>> START Supplied material

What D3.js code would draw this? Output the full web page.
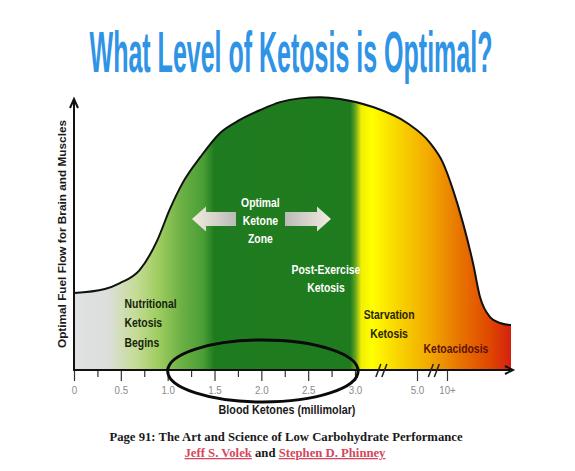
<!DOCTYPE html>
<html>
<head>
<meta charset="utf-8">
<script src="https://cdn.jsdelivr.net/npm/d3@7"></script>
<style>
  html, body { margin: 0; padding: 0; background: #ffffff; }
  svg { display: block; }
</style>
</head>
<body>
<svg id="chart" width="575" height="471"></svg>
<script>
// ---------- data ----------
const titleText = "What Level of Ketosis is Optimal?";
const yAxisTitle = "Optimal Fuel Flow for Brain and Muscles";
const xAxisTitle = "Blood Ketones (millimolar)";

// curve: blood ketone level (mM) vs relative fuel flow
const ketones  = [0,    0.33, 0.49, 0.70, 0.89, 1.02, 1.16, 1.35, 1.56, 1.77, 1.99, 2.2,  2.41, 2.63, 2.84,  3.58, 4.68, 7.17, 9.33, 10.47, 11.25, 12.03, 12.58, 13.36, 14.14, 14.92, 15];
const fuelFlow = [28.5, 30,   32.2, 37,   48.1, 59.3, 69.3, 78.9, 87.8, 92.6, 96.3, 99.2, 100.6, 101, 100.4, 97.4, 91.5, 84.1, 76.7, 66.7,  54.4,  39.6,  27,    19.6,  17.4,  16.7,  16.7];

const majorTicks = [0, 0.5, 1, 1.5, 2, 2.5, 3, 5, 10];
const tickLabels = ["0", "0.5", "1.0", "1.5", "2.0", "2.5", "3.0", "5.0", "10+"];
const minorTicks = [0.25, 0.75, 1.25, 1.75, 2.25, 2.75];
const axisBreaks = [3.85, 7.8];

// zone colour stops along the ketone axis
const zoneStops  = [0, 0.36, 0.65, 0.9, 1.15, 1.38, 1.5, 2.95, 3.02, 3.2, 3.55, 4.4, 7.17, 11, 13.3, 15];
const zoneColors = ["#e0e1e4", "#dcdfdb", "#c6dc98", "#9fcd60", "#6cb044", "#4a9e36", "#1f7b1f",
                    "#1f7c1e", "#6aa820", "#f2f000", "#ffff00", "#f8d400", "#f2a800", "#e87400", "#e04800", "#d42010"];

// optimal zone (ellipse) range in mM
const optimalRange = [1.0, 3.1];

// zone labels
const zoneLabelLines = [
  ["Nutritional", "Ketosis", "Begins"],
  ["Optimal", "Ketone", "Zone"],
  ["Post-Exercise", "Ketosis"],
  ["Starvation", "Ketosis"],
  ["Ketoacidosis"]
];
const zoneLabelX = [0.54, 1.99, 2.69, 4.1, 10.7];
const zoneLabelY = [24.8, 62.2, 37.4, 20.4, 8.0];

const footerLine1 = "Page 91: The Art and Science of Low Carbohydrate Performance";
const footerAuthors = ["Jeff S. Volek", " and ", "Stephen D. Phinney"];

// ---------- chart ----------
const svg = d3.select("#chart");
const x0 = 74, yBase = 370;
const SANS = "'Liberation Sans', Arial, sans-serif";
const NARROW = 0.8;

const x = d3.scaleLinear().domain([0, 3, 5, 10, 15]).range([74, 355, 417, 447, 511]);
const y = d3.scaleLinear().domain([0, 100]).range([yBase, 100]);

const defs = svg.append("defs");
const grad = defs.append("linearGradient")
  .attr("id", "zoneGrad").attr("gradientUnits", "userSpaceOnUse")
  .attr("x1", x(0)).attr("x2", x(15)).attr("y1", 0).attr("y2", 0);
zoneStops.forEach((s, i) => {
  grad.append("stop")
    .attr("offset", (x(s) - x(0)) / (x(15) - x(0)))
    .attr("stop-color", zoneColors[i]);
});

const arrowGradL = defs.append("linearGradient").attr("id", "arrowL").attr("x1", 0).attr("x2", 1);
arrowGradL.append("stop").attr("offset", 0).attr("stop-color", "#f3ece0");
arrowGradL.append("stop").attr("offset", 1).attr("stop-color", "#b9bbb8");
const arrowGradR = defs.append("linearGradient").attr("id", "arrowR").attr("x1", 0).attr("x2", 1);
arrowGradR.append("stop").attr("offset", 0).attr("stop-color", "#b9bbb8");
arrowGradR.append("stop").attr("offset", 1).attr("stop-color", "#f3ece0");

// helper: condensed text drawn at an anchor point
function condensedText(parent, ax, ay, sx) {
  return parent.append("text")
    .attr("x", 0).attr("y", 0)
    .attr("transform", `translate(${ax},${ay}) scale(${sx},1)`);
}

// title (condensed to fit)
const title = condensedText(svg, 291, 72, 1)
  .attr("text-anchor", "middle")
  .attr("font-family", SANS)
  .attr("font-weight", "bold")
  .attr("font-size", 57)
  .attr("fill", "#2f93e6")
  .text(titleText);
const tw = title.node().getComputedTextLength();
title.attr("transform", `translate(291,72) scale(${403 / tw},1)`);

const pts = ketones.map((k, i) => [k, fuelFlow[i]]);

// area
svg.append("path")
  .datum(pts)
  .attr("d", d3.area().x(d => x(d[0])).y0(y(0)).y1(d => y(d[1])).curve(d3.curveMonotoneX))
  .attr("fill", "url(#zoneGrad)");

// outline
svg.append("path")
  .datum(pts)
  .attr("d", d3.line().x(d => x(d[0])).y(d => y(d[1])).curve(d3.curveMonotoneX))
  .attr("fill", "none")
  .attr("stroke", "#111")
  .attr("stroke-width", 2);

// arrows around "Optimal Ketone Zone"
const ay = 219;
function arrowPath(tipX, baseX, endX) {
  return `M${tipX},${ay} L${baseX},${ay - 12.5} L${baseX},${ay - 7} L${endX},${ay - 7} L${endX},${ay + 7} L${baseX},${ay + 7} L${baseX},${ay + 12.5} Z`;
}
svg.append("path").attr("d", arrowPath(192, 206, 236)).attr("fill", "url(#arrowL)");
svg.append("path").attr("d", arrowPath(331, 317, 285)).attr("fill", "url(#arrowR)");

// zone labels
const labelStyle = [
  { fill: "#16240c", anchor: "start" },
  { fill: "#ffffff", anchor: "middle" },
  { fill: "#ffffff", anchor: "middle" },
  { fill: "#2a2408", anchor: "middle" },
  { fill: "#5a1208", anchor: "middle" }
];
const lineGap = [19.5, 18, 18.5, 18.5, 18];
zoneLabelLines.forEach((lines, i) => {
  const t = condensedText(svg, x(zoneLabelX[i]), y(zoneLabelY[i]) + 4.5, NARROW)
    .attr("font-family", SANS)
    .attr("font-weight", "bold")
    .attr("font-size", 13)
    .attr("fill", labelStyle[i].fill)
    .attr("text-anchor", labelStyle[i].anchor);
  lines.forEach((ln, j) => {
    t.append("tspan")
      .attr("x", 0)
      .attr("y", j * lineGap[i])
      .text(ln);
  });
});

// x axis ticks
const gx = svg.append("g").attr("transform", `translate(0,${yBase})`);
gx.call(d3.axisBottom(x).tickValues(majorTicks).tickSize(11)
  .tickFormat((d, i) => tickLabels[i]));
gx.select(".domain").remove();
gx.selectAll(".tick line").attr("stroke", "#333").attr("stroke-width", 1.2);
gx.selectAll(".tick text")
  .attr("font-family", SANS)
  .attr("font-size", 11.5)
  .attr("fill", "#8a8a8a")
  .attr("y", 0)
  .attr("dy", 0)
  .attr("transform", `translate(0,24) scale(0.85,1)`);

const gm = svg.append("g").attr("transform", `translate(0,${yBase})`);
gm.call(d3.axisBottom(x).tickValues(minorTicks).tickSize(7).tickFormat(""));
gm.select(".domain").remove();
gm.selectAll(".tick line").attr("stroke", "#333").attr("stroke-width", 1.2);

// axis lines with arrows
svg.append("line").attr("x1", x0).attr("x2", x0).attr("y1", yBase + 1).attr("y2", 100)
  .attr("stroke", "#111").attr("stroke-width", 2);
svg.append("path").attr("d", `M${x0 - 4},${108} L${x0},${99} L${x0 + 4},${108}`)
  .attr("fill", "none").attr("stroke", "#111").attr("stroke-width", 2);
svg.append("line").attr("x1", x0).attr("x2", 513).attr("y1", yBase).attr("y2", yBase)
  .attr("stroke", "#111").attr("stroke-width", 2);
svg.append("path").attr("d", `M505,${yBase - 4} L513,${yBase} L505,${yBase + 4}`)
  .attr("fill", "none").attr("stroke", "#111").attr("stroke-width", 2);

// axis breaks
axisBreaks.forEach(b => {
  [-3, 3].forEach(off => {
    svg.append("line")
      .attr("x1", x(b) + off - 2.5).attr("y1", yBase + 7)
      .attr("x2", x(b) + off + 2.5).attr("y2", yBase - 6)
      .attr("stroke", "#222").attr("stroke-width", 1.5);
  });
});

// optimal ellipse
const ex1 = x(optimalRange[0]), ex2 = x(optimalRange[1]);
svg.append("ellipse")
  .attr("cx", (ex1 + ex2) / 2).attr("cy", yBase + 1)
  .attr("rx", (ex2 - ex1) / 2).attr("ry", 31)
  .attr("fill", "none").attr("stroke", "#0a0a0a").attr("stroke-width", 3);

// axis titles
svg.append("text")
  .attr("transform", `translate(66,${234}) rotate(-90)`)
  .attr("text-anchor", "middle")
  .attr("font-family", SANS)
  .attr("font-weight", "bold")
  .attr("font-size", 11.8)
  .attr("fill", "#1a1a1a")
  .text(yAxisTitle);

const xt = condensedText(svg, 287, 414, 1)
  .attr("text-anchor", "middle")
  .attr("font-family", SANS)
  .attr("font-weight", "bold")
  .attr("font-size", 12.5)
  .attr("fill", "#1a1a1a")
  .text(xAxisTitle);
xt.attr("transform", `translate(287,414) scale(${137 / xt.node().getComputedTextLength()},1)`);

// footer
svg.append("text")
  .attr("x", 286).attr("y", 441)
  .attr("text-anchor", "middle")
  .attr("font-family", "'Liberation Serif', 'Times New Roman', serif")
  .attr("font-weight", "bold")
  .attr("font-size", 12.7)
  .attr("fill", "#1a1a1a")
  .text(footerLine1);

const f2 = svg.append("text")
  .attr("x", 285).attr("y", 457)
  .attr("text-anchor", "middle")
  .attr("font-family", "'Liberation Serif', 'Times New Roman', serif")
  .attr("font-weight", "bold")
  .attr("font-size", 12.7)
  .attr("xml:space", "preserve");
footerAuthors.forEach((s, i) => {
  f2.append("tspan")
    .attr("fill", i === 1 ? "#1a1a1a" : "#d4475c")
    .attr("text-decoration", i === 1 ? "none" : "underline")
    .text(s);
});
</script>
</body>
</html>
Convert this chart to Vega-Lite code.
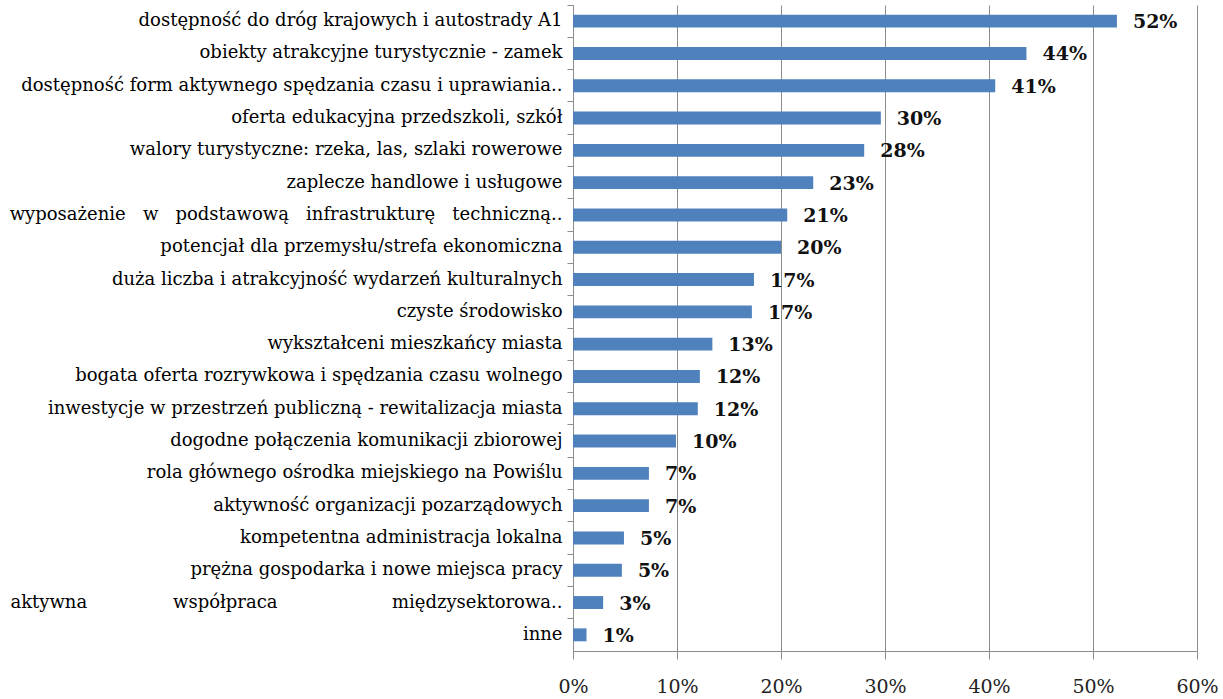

>> END Supplied material

#### To do:
Using the entries above, find all lines with "chart". Copy them.

#### Solution to this task:
<svg id="chart" width="575" height="471"></svg>
// ---------- chart ----------
const svg = d3.select("#chart");
Convert this chart to Vega-Lite code.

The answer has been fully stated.